Disney is reimagining a '70s fave with extra soul and state of the art FX. Tara Bennett meets Pete's Dragon.
Some say the ’70s was Disney’s forgotten decade, overshadowed by the golden eras either side of it. But the House of Mouse had a prolific, inventive run of movies back then, from ambitious SF epic The Black Hole to a live-action musical featuring an animated dragon...
While Pete’s Dragon was a modest success at the time, it never received the critical acclaim that met Mary Poppins, another live action-animated hybrid. Nor does it have the cross-generational nostalgia of that Julie Andrews classic. So in 2010 Disney targeted this boy-and-his-dragon tale as part of the back-catalogue that might be ripe for reinvention. They stripped the musical aspect from its DNA and asked writers to pitch them new takes. Indie director/writer David Lowery, best known for Ain’t Them Bodies Saints, was one who heeded the call.

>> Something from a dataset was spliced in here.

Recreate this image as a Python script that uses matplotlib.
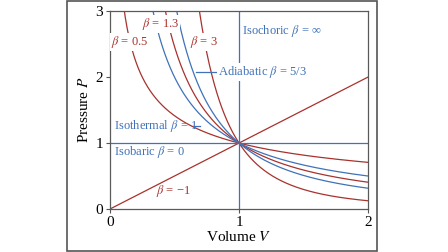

A long-time Disney fan, Lowery tells SFX he saw the original film when he was six – but he hasn’t re-watched it, even to this day. “It’s not one of the crown jewels of their library,” Lowery says of the 1977 version. “It’s beloved by many people, but it’s not so beloved that you can’t take it and run. I saw it as an opportunity to tell a new story.”
The producers agreed. “The mandate from the studio was, ‘We want to make a movie called Pete’s Dragon. It has to have a boy named Pete in it… and a dragon. That’s it. They had been thinking about it for a while, but they didn’t have a goal to have it in theatres by 2016. They were more of the opinion that if the right story came along, and the right storytelling, it would be worth doing.”